Short task
Extract word for word the lines of the listing from its start to the line holding "(n200) -- (n250);", both ends kept; pictures are not part of the copy.

Code that draws figures
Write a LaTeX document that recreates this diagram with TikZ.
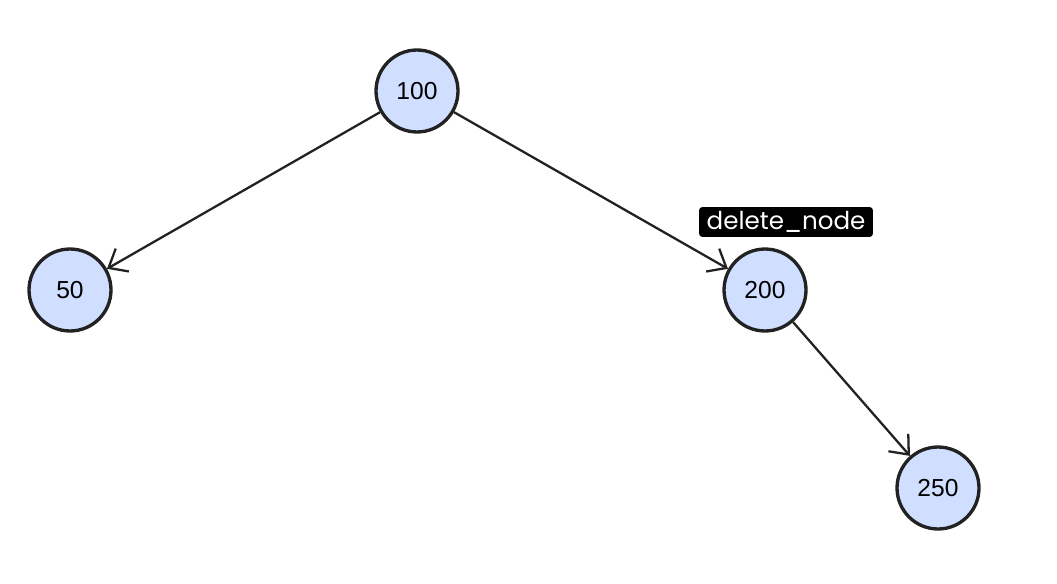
\documentclass[tikz,border=0pt]{standalone}
\usepackage{fontspec}
\setmainfont{Liberation Sans}
\newfontfamily\labelfont{Poppins}
\usetikzlibrary{arrows.meta}
\definecolor{nodefill}{HTML}{D0DEFF}
\definecolor{edgecol}{HTML}{222222}
\begin{document}
\begin{tikzpicture}[x=0.02cm,y=-0.02cm,
  bst/.style={circle,draw=edgecol,line width=1.9pt,fill=nodefill,minimum size=1.64cm,inner sep=0pt,font=\fontsize{14}{16}\selectfont},
  link/.style={draw=edgecol,line width=1.3pt,-{Straight Barb[length=9pt,width=15pt,line width=1.3pt]}}]
\useasboundingbox (0,0) rectangle (1057,584);

\node[bst] (n100) at (417,91) {100};
\node[bst] (n50) at (70,290) {50};
\node[bst] (n200) at (765,290) {200};
\node[bst] (n250) at (938,488) {250};

\draw[link] (n100) -- (n50);
\draw[link] (n100) -- (n200);
\draw[link] (n200) -- (n250);

\node[fill=black,text=white,rounded corners=2pt,inner sep=2pt,minimum width=3.48cm,minimum height=0.6cm,font=\labelfont\fontsize{14}{16}\selectfont] (tag) at (786,222) {delete\_node};
\end{tikzpicture}
\end{document}
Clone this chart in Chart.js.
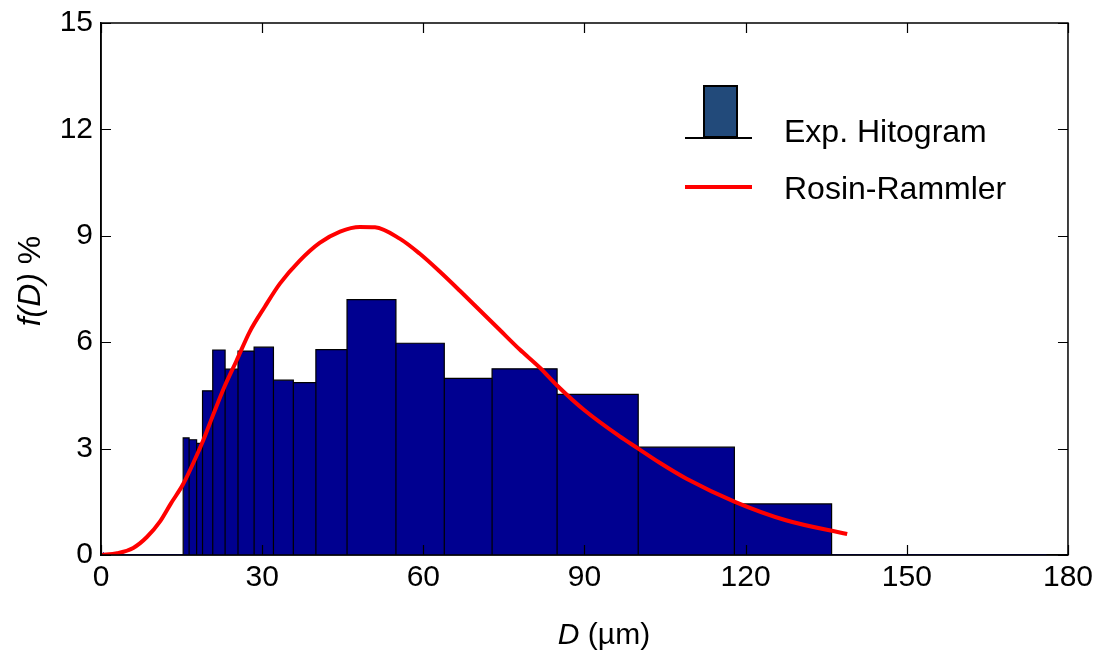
<!DOCTYPE html>
<html>
<head>
<meta charset="utf-8">
<script src="https://cdn.jsdelivr.net/npm/chart.js@4.4.1/dist/chart.umd.min.js"></script>
<style>
  html, body { margin: 0; padding: 0; background: #fff; }
  #wrap { width: 1101px; height: 655px; }
</style>
</head>
<body>
<div id="wrap"><canvas id="psdChart" width="1101" height="655"></canvas></div>
<script>
// Histogram bins (edges in µm) and their heights f(D) %
const binEdges = [15.3, 16.4, 17.8, 18.9, 20.8, 23.1, 25.5, 28.5, 32.1, 35.8, 40.0, 45.8, 54.9, 63.9, 72.8, 84.9, 100.0, 117.9, 136.0];
const binHeights = [3.3, 3.25, 3.15, 4.63, 5.78, 5.24, 5.75, 5.86, 4.93, 4.86, 5.79, 7.2, 5.97, 4.98, 5.25, 4.53, 3.04, 1.44];

// Rosin-Rammler curve
const curveD = [0, 3, 6, 8.5, 11, 13, 15.3, 17.5, 19, 21, 23, 25.2, 27.7, 30.5, 33.3, 37, 40.7, 44.5, 48.2, 51, 55.6, 59.3, 63, 66.8, 70.5, 74.2, 77.9, 81.7, 84.9, 90, 96.5, 100, 104, 109, 118, 127.5, 138.9];
const curveF = [0, 0.05, 0.2, 0.5, 0.95, 1.45, 2.0, 2.7, 3.22, 4.0, 4.75, 5.47, 6.3, 7.0, 7.65, 8.3, 8.8, 9.12, 9.25, 9.24, 8.92, 8.5, 8.0, 7.45, 6.9, 6.35, 5.8, 5.28, 4.78, 4.08, 3.35, 3.0, 2.6, 2.15, 1.5, 0.98, 0.59];

// zero baseline drawn by the histogram routine
const baseD = [0, 176];
const baseF = [0, 0];

const xTickValues = [0, 30, 60, 90, 120, 150, 180];
const yTickValues = [0, 3, 6, 9, 12, 15];

const fontFamily = "'Liberation Sans', Arial, sans-serif";

// outline of the histogram as one closed step path
const histPoints = [];
binHeights.forEach((h, i) => {
    histPoints.push({ x: binEdges[i], y: 0 });
    histPoints.push({ x: binEdges[i], y: h });
    histPoints.push({ x: binEdges[i + 1], y: h });
    histPoints.push({ x: binEdges[i + 1], y: 0 });
});

const curvePoints = curveD.map((d, i) => ({ x: d, y: curveF[i] }));
const basePoints = baseD.map((d, i) => ({ x: d, y: baseF[i] }));

// inner ticks, box, axis titles and legend
const framePlugin = {
    id: 'frame',
    afterDraw(chart) {
        const { ctx, chartArea: a, scales: { x, y } } = chart;
        ctx.save();
        ctx.strokeStyle = '#000';
        ctx.lineWidth = 1.2;
        ctx.beginPath();
        xTickValues.forEach(v => {
            const px = Math.round(x.getPixelForValue(v)) + 0.5;
            ctx.moveTo(px, a.bottom); ctx.lineTo(px, a.bottom - 10);
            ctx.moveTo(px, a.top); ctx.lineTo(px, a.top + 10);
        });
        yTickValues.forEach(v => {
            const py = Math.round(y.getPixelForValue(v)) + 0.5;
            ctx.moveTo(a.left, py); ctx.lineTo(a.left + 10, py);
            ctx.moveTo(a.right, py); ctx.lineTo(a.right - 10, py);
        });
        ctx.stroke();

        ctx.lineWidth = 1.5;
        ctx.strokeRect(a.left, a.top, a.right - a.left, a.bottom - a.top);

        ctx.fillStyle = '#000';
        ctx.textBaseline = 'alphabetic';

        // x title: D (µm)
        const italic = 'italic 30px ' + fontFamily;
        const normal = '30px ' + fontFamily;
        ctx.font = italic;
        const wD = ctx.measureText('D').width;
        ctx.font = normal;
        const wRest = ctx.measureText(' (µm)').width;
        let tx = 604 - (wD + wRest) / 2;
        ctx.textAlign = 'left';
        ctx.font = italic;
        ctx.fillText('D', tx, 644);
        ctx.font = normal;
        ctx.fillText(' (µm)', tx + wD, 644);

        // y title: f(D) %
        const italicY = 'italic 32px ' + fontFamily;
        const normalY = '32px ' + fontFamily;
        ctx.save();
        ctx.translate(40, 281);
        ctx.rotate(-Math.PI / 2);
        ctx.font = italicY;
        const wf = ctx.measureText('f(D)').width;
        ctx.font = normalY;
        const wp = ctx.measureText(' %').width;
        const ty = -(wf + wp) / 2;
        ctx.font = italicY;
        ctx.fillText('f(D)', ty, 0);
        ctx.font = normalY;
        ctx.fillText(' %', ty + wf, 0);
        ctx.restore();

        // legend
        ctx.fillStyle = '#224a7a';
        ctx.fillRect(704, 86, 33, 51);
        ctx.lineWidth = 2;
        ctx.strokeStyle = '#000';
        ctx.strokeRect(704, 86, 33, 51);
        ctx.beginPath();
        ctx.moveTo(685, 138); ctx.lineTo(752, 138);
        ctx.stroke();

        ctx.strokeStyle = '#ff0000';
        ctx.lineWidth = 4;
        ctx.beginPath();
        ctx.moveTo(685, 187); ctx.lineTo(752, 187);
        ctx.stroke();

        ctx.fillStyle = '#000';
        ctx.font = '32px ' + fontFamily;
        ctx.fillText('Exp. Hitogram', 784, 142);
        ctx.fillText('Rosin-Rammler', 784, 199);
        ctx.restore();
    }
};

const ctx = document.getElementById('psdChart').getContext('2d');

new Chart(ctx, {
    type: 'line',
    data: {
        datasets: [
            {
                label: 'Rosin-Rammler',
                data: curvePoints,
                borderColor: '#ff0000',
                borderWidth: 4,
                pointRadius: 0,
                cubicInterpolationMode: 'monotone',
                fill: false,
                order: 0
            },
            {
                label: 'origin',
                data: [{ x: 0, y: 0 }],
                showLine: false,
                pointStyle: 'star',
                pointRadius: 4,
                pointBorderColor: '#0000ff',
                pointBorderWidth: 1,
                order: 1
            },
            {
                label: 'Exp. Hitogram',
                data: histPoints,
                borderColor: '#000',
                borderWidth: 1.2,
                backgroundColor: '#000090',
                pointRadius: 0,
                tension: 0,
                fill: 'origin',
                order: 2
            },
            {
                label: 'baseline',
                data: basePoints,
                borderColor: '#0000cc',
                borderWidth: 1.5,
                pointRadius: 0,
                fill: false,
                order: 3
            }
        ]
    },
    options: {
        responsive: false,
        animation: false,
        layout: { padding: { left: 0, top: 20, right: 33, bottom: 0 } },
        plugins: {
            legend: { display: false },
            tooltip: { enabled: false }
        },
        scales: {
            x: {
                type: 'linear',
                min: 0,
                max: 180,
                afterBuildTicks: scale => { scale.ticks = xTickValues.map(v => ({ value: v })); },
                afterFit: scale => { scale.height = 100; },
                grid: { drawOnChartArea: false, drawTicks: false },
                border: { color: '#000', width: 1.5 },
                ticks: {
                    color: '#000',
                    padding: 8,
                    maxRotation: 0,
                    font: { family: fontFamily, size: 30, lineHeight: 1 }
                }
            },
            y: {
                min: 0,
                max: 15,
                afterBuildTicks: scale => { scale.ticks = yTickValues.map(v => ({ value: v })); },
                afterFit: scale => { scale.width = 101; },
                grid: { drawOnChartArea: false, drawTicks: false },
                border: { color: '#000', width: 1.5 },
                ticks: {
                    color: '#000',
                    padding: 8,
                    font: { family: fontFamily, size: 30, lineHeight: 1 }
                }
            }
        }
    },
    plugins: [framePlugin]
});
</script>
</body>
</html>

Reply to the task
Write a LaTeX document that recreates this diagram with TikZ.
\documentclass[tikz,border=0pt]{standalone}
\usepackage{fontspec}
\setmainfont{Liberation Sans}
\newfontfamily\labelfont{Poppins}
\usetikzlibrary{arrows.meta}
\definecolor{nodefill}{HTML}{D0DEFF}
\definecolor{edgecol}{HTML}{222222}
\begin{document}
\begin{tikzpicture}[x=0.02cm,y=-0.02cm,
  bst/.style={circle,draw=edgecol,line width=1.9pt,fill=nodefill,minimum size=1.64cm,inner sep=0pt,font=\fontsize{14}{16}\selectfont},
  link/.style={draw=edgecol,line width=1.3pt,-{Straight Barb[length=9pt,width=15pt,line width=1.3pt]}}]
\useasboundingbox (0,0) rectangle (1057,584);

\node[bst] (n100) at (417,91) {100};
\node[bst] (n50) at (70,290) {50};
\node[bst] (n200) at (765,290) {200};
\node[bst] (n250) at (938,488) {250};

\draw[link] (n100) -- (n50);
\draw[link] (n100) -- (n200);
\draw[link] (n200) -- (n250);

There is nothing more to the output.